화학공학소재연구정보센터
Nature, Vol.573, No.7775, 595-+, 2019
alpha-Ketoglutarate links p53 to cell fate during tumour suppression
The tumour suppressor TP53 is mutated in the majority of human cancers, and in over 70% of pancreatic ductal adenocarcinoma (PDAC)(1,2). Wild-type p53 accumulates in response to cellular stress, and regulates gene expression to alter cell fate and prevent tumour development(2). Wild-type p53 is also known to modulate cellular metabolic pathways(3), although p53-dependent metabolic alterations that constrain cancer progression remain poorly understood. Here we find that p53 remodels cancer-cell metabolism to enforce changes in chromatin and gene expression that favour a premalignant cell fate. Restoring p53 function in cancer cells derived from KRAS-mutant mouse models of PDAC leads to the accumulation of alpha-ketoglutarate (alpha KG, also known as 2-oxoglutarate), a metabolite that also serves as an obligate substrate for a subset of chromatin-modifying enzymes. p53 induces transcriptional programs that are characteristic of premalignant differentiation, and this effect can be partially recapitulated by the addition of cell-permeable alpha KG. Increased levels of the alpha KG-dependent chromatin modification 5-hydroxymethylcytosine (5hmC) accompany the tumour-cell differentiation that is triggered by p53, whereas decreased 5hmC characterizes the transition from premalignant to de-differentiated malignant lesions that is associated with mutations in Trp53. Enforcing the accumulation of alpha KG in p53-deficient PDAC cells through the inhibition of oxoglutarate dehydrogenase-an enzyme of the tricarboxylic acid cycle-specifically results in increased 5hmC, tumour-cell differentiation and decreased tumour-cell fitness.

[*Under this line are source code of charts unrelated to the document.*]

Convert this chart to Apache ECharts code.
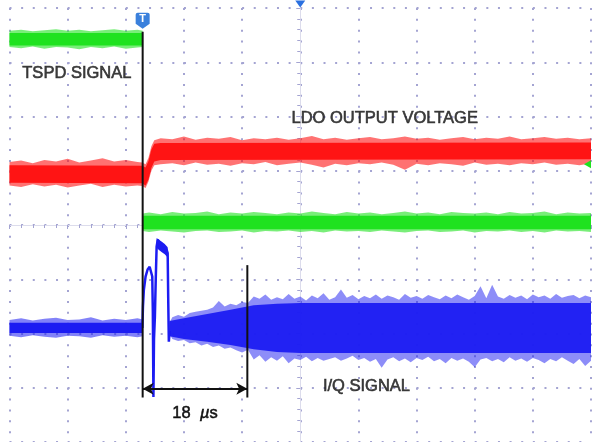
<!DOCTYPE html>
<html>
<head>
<meta charset="utf-8">
<script src="https://cdn.jsdelivr.net/npm/echarts@6/dist/echarts.min.js"></script>
<style>
  html, body { margin: 0; padding: 0; background: #ffffff; }
  #scope { width: 595px; height: 442px; }
</style>
</head>
<body>
<div id="scope"></div>
<script>
// Horizontal unit: microseconds (10 µs / division). Vertical unit: screen divisions.
const trigT = -27.1;     // trigger instant
const spanUs = 18;       // measured delay after trigger
const arrowV = -3.02;    // level of the measurement arrow

// TSPD signal, high state before the trigger
const gHiT       = [-50,-48,-46,-44,-42,-40,-38,-36,-34,-32,-30,-28,-27.1];
const gHiOutTop  = [3.58,3.60,3.57,3.59,3.61,3.58,3.60,3.57,3.59,3.61,3.58,3.60,3.58];
const gHiOutBot  = [3.28,3.26,3.29,3.25,3.28,3.27,3.24,3.28,3.26,3.29,3.25,3.27,3.28];
const gHiCoreT   = [-50,-27.1];
const gHiCoreTop = [3.54,3.54];
const gHiCoreBot = [3.31,3.31];

// TSPD signal, low state after the trigger
const gLoT = [-27.1,-26,-24,-22,-20,-18,-16,-14,-12,-10,-8,-6,-4,-2,0,2,4,6,8,10,12,14,16,18,20,22,24,26,28,30,32,34,36,38,40,42,44,46,48,50];
const gLoOutTop = [0.21,0.23,0.20,0.24,0.21,0.22,0.25,0.20,0.23,0.21,0.24,0.22,0.20,0.23,0.21,0.25,0.22,0.20,0.24,0.21,0.23,0.20,0.22,0.25,0.21,0.23,0.20,0.24,0.22,0.21,0.23,0.20,0.24,0.21,0.22,0.25,0.20,0.23,0.21,0.22];
const gLoOutBot = [-0.11,-0.13,-0.10,-0.12,-0.14,-0.11,-0.10,-0.13,-0.12,-0.10,-0.14,-0.11,-0.12,-0.10,-0.13,-0.11,-0.14,-0.10,-0.12,-0.11,-0.13,-0.10,-0.12,-0.14,-0.11,-0.10,-0.13,-0.12,-0.10,-0.14,-0.11,-0.12,-0.10,-0.13,-0.11,-0.14,-0.10,-0.12,-0.11,-0.13];
const gLoCoreT   = [-27.1,50];
const gLoCoreTop = [0.17,0.17];
const gLoCoreBot = [-0.08,-0.08];

// LDO output voltage
const redT = [-50,-48,-46,-44,-42,-40,-38,-36,-34,-32,-30,-28,-27.2,-26.6,-26.1,-25.6,-25.1,-24,-22,-20,-18,-16,-14,-12,-10,-8,-6,-4,-2,0,2,4,6,8,10,12,14,16,18,20,22,24,26,28,30,32,34,36,38,40,42,44,46,48,50];
const redOutTop = [1.16,1.19,1.14,1.20,1.17,1.22,1.15,1.19,1.23,1.17,1.20,1.16,
  1.15,1.12,1.24,1.45,1.56,
  1.60,1.58,1.63,1.57,1.61,1.59,1.62,1.56,1.60,1.58,1.61,1.57,1.60,1.64,1.58,1.61,1.57,1.60,1.62,1.58,1.60,1.63,1.59,1.61,1.57,1.60,1.62,1.58,1.61,1.59,1.63,1.58,1.60,1.62,1.59,1.61,1.58,1.60];
const redOutBot = [0.73,0.70,0.75,0.71,0.74,0.69,0.73,0.76,0.70,0.74,0.71,0.73,
  0.72,0.68,0.80,1.00,1.10,
  1.12,1.14,1.10,1.15,1.11,1.13,1.09,1.14,1.12,1.16,1.10,1.13,1.15,1.11,1.06,1.13,1.10,1.14,1.12,1.15,1.11,1.02,1.13,1.10,1.14,1.12,1.09,1.15,1.11,1.13,1.10,1.14,1.12,1.15,1.11,1.13,1.10,1.14];
const redCoreT   = [-50,-27.2,-26.6,-26.1,-25.6,-25.1,-24,50];
const redCoreTop = [1.10,1.09,1.06,1.18,1.39,1.50,1.51,1.52];
const redCoreBot = [0.78,0.77,0.73,0.84,1.05,1.17,1.20,1.21];

// I/Q signal, quiet part before the trigger
const bqT = [-50,-48,-46,-44,-42,-40,-38,-36,-34,-32,-30,-28,-27.1];
const bqOutTop = [-1.75,-1.72,-1.76,-1.73,-1.71,-1.75,-1.74,-1.70,-1.76,-1.73,-1.75,-1.72,-1.74];
const bqOutBot = [-2.04,-2.07,-2.03,-2.06,-2.08,-2.04,-2.05,-2.08,-2.03,-2.06,-2.04,-2.07,-2.05];
const bqCoreT   = [-50,-27.1];
const bqCoreTop = [-1.80,-1.80];
const bqCoreBot = [-1.99,-1.99];

// I/Q signal, the two pulses right after the trigger
const pulseT = [-27.15,-27.05,-26.9,-26.6,-26.25,-25.9,-25.6,-25.45,-25.35,-25.25,-25.15,-25.0,-24.85,-24.7,-24.5,-24.2,-23.8,-23.4,-23.0,-22.8,-22.7,-22.6,-22.45];
const pulseV = [-1.90,-1.50,-1.20,-0.95,-0.82,-0.77,-0.80,-0.95,-1.60,-3.17,-2.10,-1.70,-1.00,-0.40,-0.27,-0.33,-0.37,-0.40,-0.45,-0.52,-1.40,-2.15,-1.95];
const p2T   = [-24.7,-24.3,-23.8,-23.3,-22.8];
const p2Top = [-0.24,-0.27,-0.31,-0.35,-0.41];
const p2Bot = [-0.42,-0.46,-0.50,-0.54,-0.60];

// I/Q signal, noise after the pulses
const bnT = [-22.5,-22,-21,-20,-19,-18,-17,-16,-15,-14,-13,-12,-11,-10,-9,-8,-7,-6,-5,-4,-3,-2,-1,0,1,2,3,4,5,6,7,8,9,10,11,12,13,14,15,16,17,18,19,20,21,22,23,24,25,26,27,28,29,30,31,32,33,34,35,36,37,38,39,40,41,42,43,44,45,46,47,48,49,50];
const bnOutTop = [-1.80,-1.70,-1.66,-1.69,-1.62,-1.60,-1.58,-1.56,-1.52,-1.40,-1.50,-1.45,-1.48,-1.42,-1.44,-1.32,-1.36,-1.28,-1.38,-1.33,-1.37,-1.27,-1.36,-1.32,-1.39,-1.30,-1.35,-1.26,-1.38,-1.33,-1.19,-1.34,-1.29,-1.37,-1.31,-1.35,-1.28,-1.36,-1.30,-1.33,-1.38,-1.27,-1.34,-1.31,-1.36,-1.29,-1.33,-1.37,-1.30,-1.35,-1.28,-1.33,-1.38,-1.31,-1.13,-1.35,-1.10,-1.32,-1.36,-1.29,-1.34,-1.30,-1.37,-1.28,-1.33,-1.30,-1.36,-1.27,-1.34,-1.31,-1.29,-1.35,-1.30,-1.33];
const bnOutBot = [-2.00,-2.10,-2.14,-2.12,-2.18,-2.16,-2.22,-2.19,-2.25,-2.22,-2.28,-2.26,-2.31,-2.35,-2.30,-2.48,-2.40,-2.52,-2.44,-2.50,-2.42,-2.55,-2.46,-2.49,-2.43,-2.51,-2.45,-2.50,-2.47,-2.44,-2.50,-2.46,-2.41,-2.49,-2.45,-2.52,-2.47,-2.63,-2.48,-2.44,-2.51,-2.46,-2.53,-2.45,-2.49,-2.43,-2.51,-2.47,-2.55,-2.45,-2.50,-2.46,-2.52,-2.62,-2.48,-2.45,-2.51,-2.47,-2.53,-2.44,-2.50,-2.46,-2.52,-2.45,-2.49,-2.55,-2.47,-2.51,-2.44,-2.50,-2.56,-2.47,-2.60,-2.50];
const bnCoreT   = [-22.5,-20,-16,-12,-8,-4,0,50];
const bnCoreTop = [-1.77,-1.72,-1.64,-1.56,-1.48,-1.45,-1.44,-1.44];
const bnCoreBot = [-2.05,-2.10,-2.15,-2.21,-2.29,-2.34,-2.36,-2.36];

// Cursor bars (top, bottom) and annotation texts
const cursorTop = [3.56, -0.74];
const cursorBot = -3.18;
const noteText = ['TSPD SIGNAL', 'LDO OUTPUT VOLTAGE', 'I/Q SIGNAL'];
const noteT    = [-47.8, -1.5, 3.9];
const noteV    = [2.80, 1.97, -2.97];

const GREEN = '#1fe21f', RED = '#ff1414', BLUE = '#1c1cf2', INK = '#111111';
const GRID_DOT = '#a4a4d2';
const FONT = '"Liberation Sans", Arial, sans-serif';

// Filled trace band between an upper and a lower envelope
function band(t, top, bot, color, opacity, z) {
  return {
    type: 'custom', z: z, silent: true, clip: true,
    data: [[t[0], top[0]]],
    renderItem: function (params, api) {
      const pts = [];
      for (let i = 0; i < t.length; i++) pts.push(api.coord([t[i], top[i]]));
      for (let i = t.length - 1; i >= 0; i--) pts.push(api.coord([t[i], bot[i]]));
      return { type: 'polygon', shape: { points: pts }, style: { fill: color, opacity: opacity } };
    }
  };
}

const chart = echarts.init(document.getElementById('scope'), null, { renderer: 'canvas' });

const series = [
  band(gHiT, gHiOutTop, gHiOutBot, GREEN, 0.6, 2),
  band(gHiCoreT, gHiCoreTop, gHiCoreBot, GREEN, 1, 3),
  band(gLoT, gLoOutTop, gLoOutBot, GREEN, 0.6, 2),
  band(gLoCoreT, gLoCoreTop, gLoCoreBot, GREEN, 1, 3),
  band(redT, redOutTop, redOutBot, RED, 0.6, 2),
  band(redCoreT, redCoreTop, redCoreBot, RED, 1, 3),
  band(bqT, bqOutTop, bqOutBot, BLUE, 0.55, 2),
  band(bqCoreT, bqCoreTop, bqCoreBot, BLUE, 1, 3),
  band(bnT, bnOutTop, bnOutBot, BLUE, 0.5, 2),
  band(bnCoreT, bnCoreTop, bnCoreBot, BLUE, 0.95, 3),
  band(p2T, p2Top, p2Bot, BLUE, 1, 3),
  {
    type: 'line', z: 4, symbol: 'none', silent: true,
    data: pulseT.map((t, i) => [t, pulseV[i]]),
    lineStyle: { color: BLUE, width: 2.5 }
  },
  // trigger cursor with the trigger flag on top
  {
    type: 'line', z: 6, symbol: 'none', silent: true,
    data: [[trigT, cursorTop[0]], [trigT, cursorBot]],
    lineStyle: { color: INK, width: 2 },
    markPoint: {
      silent: true,
      data: [
        {
          coord: [trigT, cursorTop[0]],
          symbol: 'path://M2,0 H12 A2,2 0 0 1 14,2 V11 L7,16 L0,11 V2 A2,2 0 0 1 2,0 Z',
          symbolSize: [14, 16], symbolOffset: [0, -11],
          itemStyle: { color: '#3a80dc' },
          label: { show: true, formatter: 'T', color: '#ffffff', fontSize: 11, fontWeight: 'bold', fontFamily: FONT, offset: [0, -2] }
        },
        {
          coord: [0, 4],
          symbol: 'triangle', symbolRotate: 180, symbolSize: [10, 7], symbolOffset: [0, -4],
          itemStyle: { color: '#2a70e0' }, label: { show: false }
        },
        {
          coord: [49.4, 1.12],
          symbol: 'triangle', symbolRotate: 90, symbolSize: [8, 7],
          itemStyle: { color: GREEN }, label: { show: false }
        }
      ]
    }
  },
  // second cursor and the delay arrow between both cursors
  {
    type: 'line', z: 6, symbol: 'none', silent: true,
    data: [[trigT + spanUs, cursorTop[1]], [trigT + spanUs, cursorBot]],
    lineStyle: { color: INK, width: 2 },
    markLine: {
      silent: true, animation: false,
      symbol: ['arrow', 'arrow'], symbolSize: [9, 11],
      lineStyle: { color: INK, width: 2, type: 'solid' },
      label: {
        show: true, position: 'insideMiddleBottom', distance: 16,
        formatter: '{n|' + spanUs + '  }{u|µ}{n|s}',
        rich: {
          n: { fontSize: 16.5, color: INK, fontFamily: FONT, textBorderColor: INK, textBorderWidth: 0.5 },
          u: { fontSize: 16.5, color: INK, fontFamily: FONT, fontStyle: 'italic', textBorderColor: INK, textBorderWidth: 0.5 }
        }
      },
      data: [[{ coord: [trigT, arrowV] }, { coord: [trigT + spanUs, arrowV] }]]
    }
  },
  // channel annotations
  {
    type: 'scatter', z: 7, symbolSize: 0, silent: true,
    data: noteText.map((s, i) => ({ value: [noteT[i], noteV[i]], name: s })),
    label: {
      show: true, position: [0, 0], align: 'left', verticalAlign: 'middle',
      formatter: p => p.name, color: INK, fontSize: 16.5, fontFamily: FONT,
      textBorderColor: INK, textBorderWidth: 0.6
    }
  }
];

chart.setOption({
  animation: false,
  backgroundColor: '#ffffff',
  grid: { left: 9.5, right: 4, top: 8, bottom: 0, containLabel: false },
  xAxis: {
    type: 'value', min: -50, max: 50, interval: 10,
    axisLabel: { show: false },
    axisLine: { show: true, onZero: true, lineStyle: { color: '#dcdcec', width: 1 } },
    axisTick: { show: true, length: 4, lineStyle: { color: GRID_DOT } },
    minorTick: { show: true, splitNumber: 5, length: 3, lineStyle: { color: GRID_DOT } },
    splitLine: { show: true, lineStyle: { color: GRID_DOT, width: 2, type: [2, 8.85] } }
  },
  yAxis: {
    type: 'value', min: -4, max: 4, interval: 1,
    axisLabel: { show: false },
    axisLine: { show: true, onZero: true, lineStyle: { color: '#dcdcec', width: 1 } },
    axisTick: { show: true, length: 4, lineStyle: { color: GRID_DOT } },
    minorTick: { show: true, splitNumber: 5, length: 3, lineStyle: { color: GRID_DOT } },
    splitLine: { show: true, lineStyle: { color: GRID_DOT, width: 2, type: [2, 9.63] } }
  },
  series: series
});
</script>
</body>
</html>
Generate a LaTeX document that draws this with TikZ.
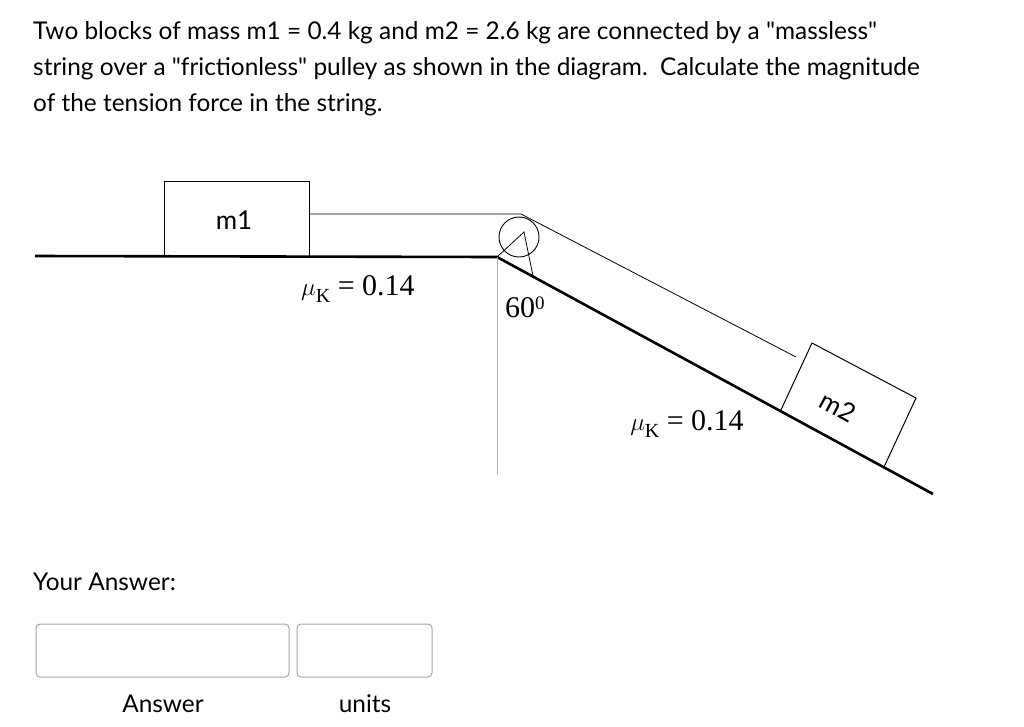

Conversely, increasing the intracellular levels of succinate (a competitive inhibitor of alpha KG-dependent dioxygenases) blunts p53-driven tumour suppression. These data suggest that alpha KG is an effector of p53-mediated tumour suppression, and that the accumulation of alpha KG in p53-deficient tumours can drive tumour-cell differentiation and antagonize malignant progression.